Apple's system to scan iCloud-bound photos on iOS devices to find illegal child sexual abuse material (CSAM) is supposed to ship in iOS 15 later this year.
However, the NeuralHash machine-learning model involved in that process appears to have been present on iOS devices at least since the December 14, 2020 release of iOS 14.3. It has been adapted to run on macOS 11.3 or later using the API in Apple's Vision framework. And thus exposed to the world, it has been probed by the curious.
In the wake of Apple's initial child safety announcement two weeks ago, several developers have explored Apple's private NeuralHash API and provided a Python script to convert the model into a convenient format – the Open Neural Network Exchange (ONNX) – for experimentation.
On Wednesday, Intel Labs research scientist Cory Cornelius used these resources to create a hash collision – two different images that, when processed by the algorithm, produce the same NeuralHash identifier.
That's expected behavior from perceptual hashing, which is designed to compute the same identifier for similar images – the idea is that one shouldn't be able to, say, convert a CSAM image from color to grayscale to evade hash-based detection.
This raised the possibility of 'poisoned' images that looked harmless, but triggered as child sexual abuse media
As Apple explains in its technical summary [PDF], "Only another image that appears nearly identical can produce the same number; for example, images that differ in size or transcoded quality will still have the same NeuralHash value."

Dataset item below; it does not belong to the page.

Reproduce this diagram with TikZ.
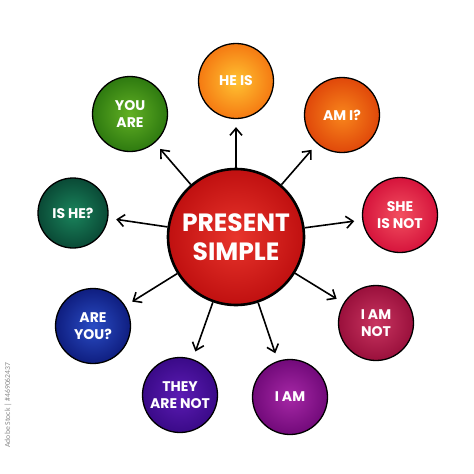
\documentclass[tikz,border=0pt]{standalone}
\usepackage{fontspec}
\setmainfont{Poppins}
\newfontfamily\wmfont{Carlito}
\usetikzlibrary{arrows.meta}
\definecolor{psin}{HTML}{E8352C}\definecolor{psout}{HTML}{C01010}
\definecolor{heisin}{HTML}{FFC232}\definecolor{heisout}{HTML}{F57A12}
\definecolor{amiin}{HTML}{F8861C}\definecolor{amiout}{HTML}{E0480A}
\definecolor{shein}{HTML}{F25060}\definecolor{sheout}{HTML}{D6143C}
\definecolor{iamnin}{HTML}{C83560}\definecolor{iamnout}{HTML}{9A103C}
\definecolor{iamin}{HTML}{A628A6}\definecolor{iamout}{HTML}{720A7A}
\definecolor{theyin}{HTML}{5C1CB4}\definecolor{theyout}{HTML}{3A0A88}
\definecolor{arein}{HTML}{2A4CC4}\definecolor{areout}{HTML}{0F1E80}
\definecolor{isin}{HTML}{1A845C}\definecolor{isout}{HTML}{0A4A36}
\definecolor{youin}{HTML}{62B024}\definecolor{youout}{HTML}{2E7A10}
\begin{document}
\begin{tikzpicture}[x=1pt,y=-1pt,
  bubble/.style={circle,draw=black,line width=1.3pt,minimum size=75pt,inner sep=0pt,
    align=center,text=white,font=\bfseries\fontsize{14}{17}\selectfont},
  arr/.style={line width=1.6pt,-{Straight Barb[length=7pt,width=12pt,line width=1.6pt]},shorten >=8pt}]
\useasboundingbox (0,0) rectangle (474,474);
%center
\node[bubble,minimum size=136pt,line width=2.6pt,inner color=psin,outer color=psout,
  font=\bfseries\fontsize{25}{29}\selectfont] (ps) at (236,237) {PRESENT\\SIMPLE};
%outer ring, clockwise from top
\node[bubble,inner color=heisin,outer color=heisout] (heis) at (236,81) {HE IS};
\node[bubble,inner color=amiin,outer color=amiout] (ami) at (342,115) {AM I?};
\node[bubble,inner color=shein,outer color=sheout] (sheisnot) at (400,215) {SHE\\IS NOT};
\node[bubble,inner color=iamnin,outer color=iamnout] (iamnot) at (376,323) {I AM\\NOT};
\node[bubble,inner color=iamin,outer color=iamout] (iam) at (290,397) {I AM};
\node[bubble,inner color=theyin,outer color=theyout] (theyarenot) at (180,395) {THEY\\ARE NOT};
\node[bubble,inner color=arein,outer color=areout] (areyou) at (93,326) {ARE\\YOU?};
\node[bubble,minimum size=70pt,inner color=isin,outer color=isout] (ishe) at (73,213) {IS HE?};
\node[bubble,inner color=youin,outer color=youout] (youare) at (130,114) {YOU\\ARE};
%arrows
\foreach \t in {heis,ami,sheisnot,iamnot,iam,theyarenot,areyou,ishe,youare}
  \draw[arr] (ps) -- (\t);
%stock mark
\node[rotate=90,text=black!45,font=\wmfont\fontsize{7.7}{9}\selectfont] (mark) at (8,405) {Adobe Stock | \#469062437};
\end{tikzpicture}
\end{document}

But in this instance, the matching hashes come from completely dissimilar images – a beagle and a variegated gray square. And that finding amplifies ongoing concern that Apple's child safety technology may be abused to cause inadvertent harm. For instance, by giving someone an innocent image that is wrongly flagged up as CSAM.
Apple has said there's less than "an extremely low (1 in 1 trillion) probability of incorrectly flagging a given account," but as Matthew Green, associate professor of computer science at Johns Hopkins, observed via Twitter, Apple's statistics don't cover the possibility of "deliberately-constructed false positives."
"It was always fairly obvious that in a perceptual hash function like Apple’s, there were going to be 'collisions' — very different images that produced the same hash," said Green in reference to the collision demo. "This raised the possibility of 'poisoned' images that looked harmless, but triggered as child sexual abuse media."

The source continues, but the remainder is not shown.